I'm curious which
computer science publication explicitly used the term "
object-oriented" for the first time.
So far I didn't find an earlier one than Dan Ingalls' "The Smalltalk-76 Programming System" (https://dl.acm.org/doi/10.1145/512760.512762) published in January 1978, what surprised me.
Remarkably the term is also used in developmental psychology, especially for child development; I found publications about "object-oriented behaviour" from the sixties, e.g. http://www.jstor.org/stable/1126427 from 1966.
Does anyone have earlier CS literature references than 1978?
First of all, I would like to thank everyone here and on Reddit who researched and provided references for their efforts and contributions.

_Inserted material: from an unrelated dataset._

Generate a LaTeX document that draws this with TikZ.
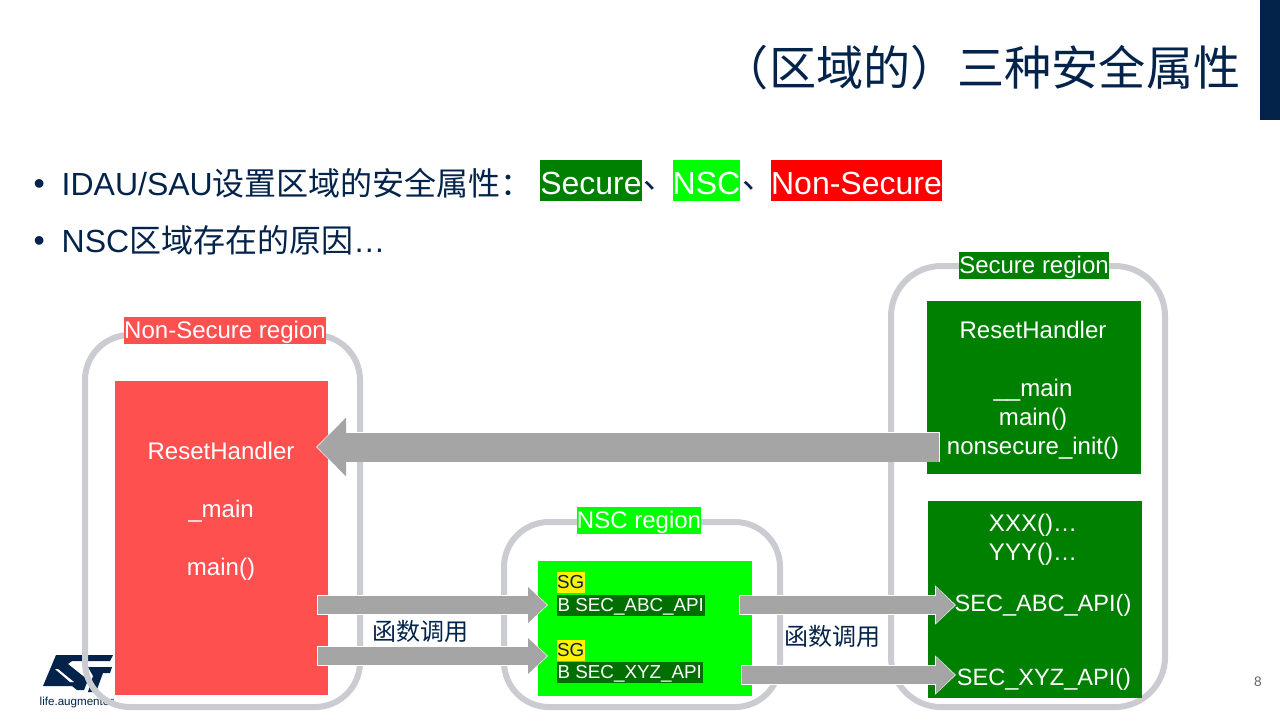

Here is the summary of the findings as they stand today:
1) The term "object-oriented" was known and used throughout the sixties and seventies in various domains, such as developmental psychology, library and information science, and systems engineering.
2) The term was also used in computer science, at least since 1971, e.g. applied to database systems, operating systems, structured exception handling and structured analysis; see e.g. https://archive.org/details/databasesystems0000cour.
3) The term "object-oriented" was applied to a programming language for the first time in the MIT CSG Memo 137 (April 1976) by Anita K. Jones and Barbara H. Liskov; a similar text was published in the IEEE Transactions on Software Engineering later in the year (see see https://ieeexplore.ieee.org/document/1702384).
This is an amazing result and sheds new light on the history of object-oriented programming terminology.